Current trends indicate several promising trajectories:

• Advanced gating/attention mechanisms: Further refinement of CM-modulated speaker embedding gating (extending SAGA-type multiplicative fusion) (Asali et al., 23 May 2025).
• End-to-end cost-sensitive training: Direct a-DCF–aligned optimization, including differentiable surrogates for t-DCF and other cost metrics (Kurnaz et al., 2 Oct 2025).
• Handling adversarial and real-world attacks: Broader adoption of adversarial training, expanded codec/condition augmentation, and integration of self-supervised embeddings to address emerging threats (deepfakes, adversarial perturbations) (Wang et al., 16 Aug 2024, Jung et al., 18 Sep 2024).
• Dataset expansion and in-the-wild benchmarking: Utilization and further development of datasets such as SpoofCeleb for real-world acoustic variation and attack realism (Jung et al., 18 Sep 2024).
• Architecture modularity and interpretability: Maintenance of modular architectures with plug-and-play ASV/CM branches for rapid adaptation, enhanced compatibility, and transparency in forensic applications (Kurnaz et al., 2 Oct 2025).

In summary, spoofing-robust speaker verification exposes a multi-faceted technical domain rooted in the calibrated and judicious combination of robust speaker modeling and sophisticated spoof countermeasures.

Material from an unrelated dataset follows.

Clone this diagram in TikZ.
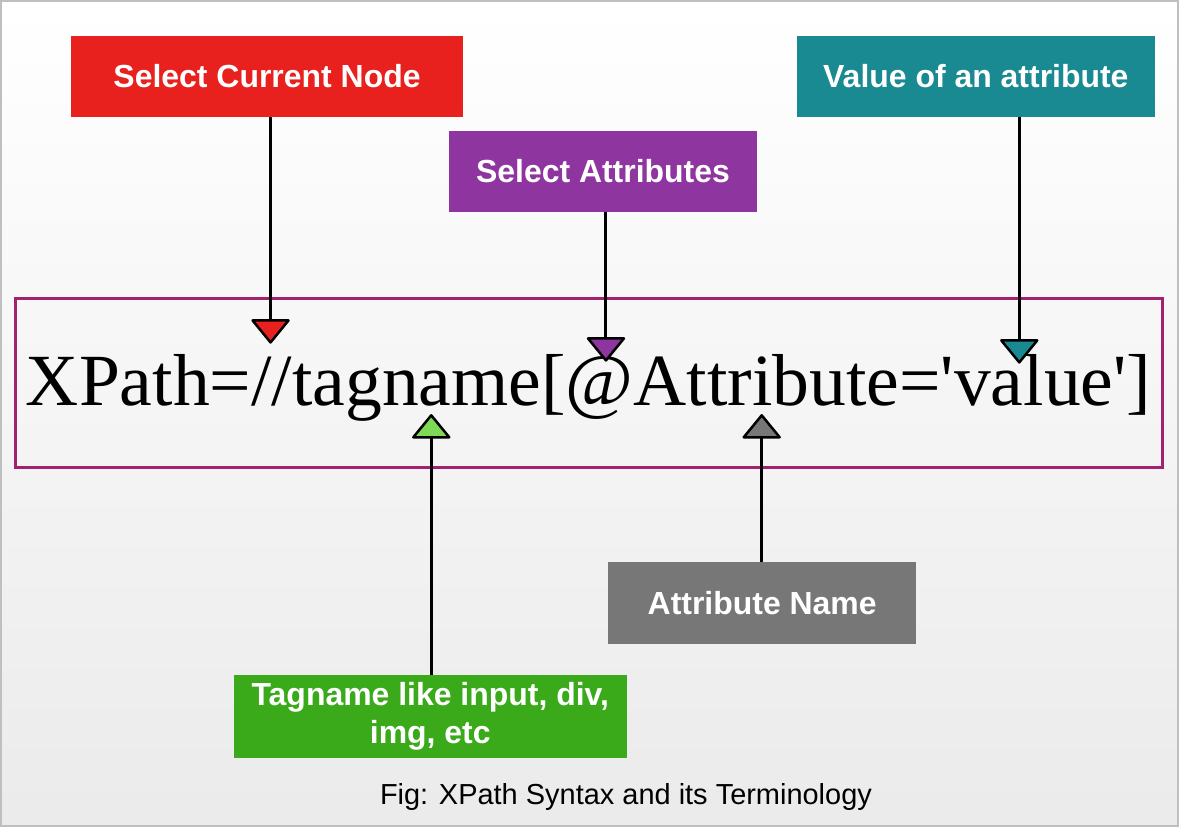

Modular and nonlinear-fusion architectures, grounded in decision theory and operational cost alignment, now form the vanguard of SASV, as evidenced by low a-DCF, SASV-EER, and SPF-EER achieved on recent benchmark datasets. Ongoing challenges—dataset bias, overfitting, adversarial robustness, and real-world deployment—shape the agenda for continued research and refinement in the field.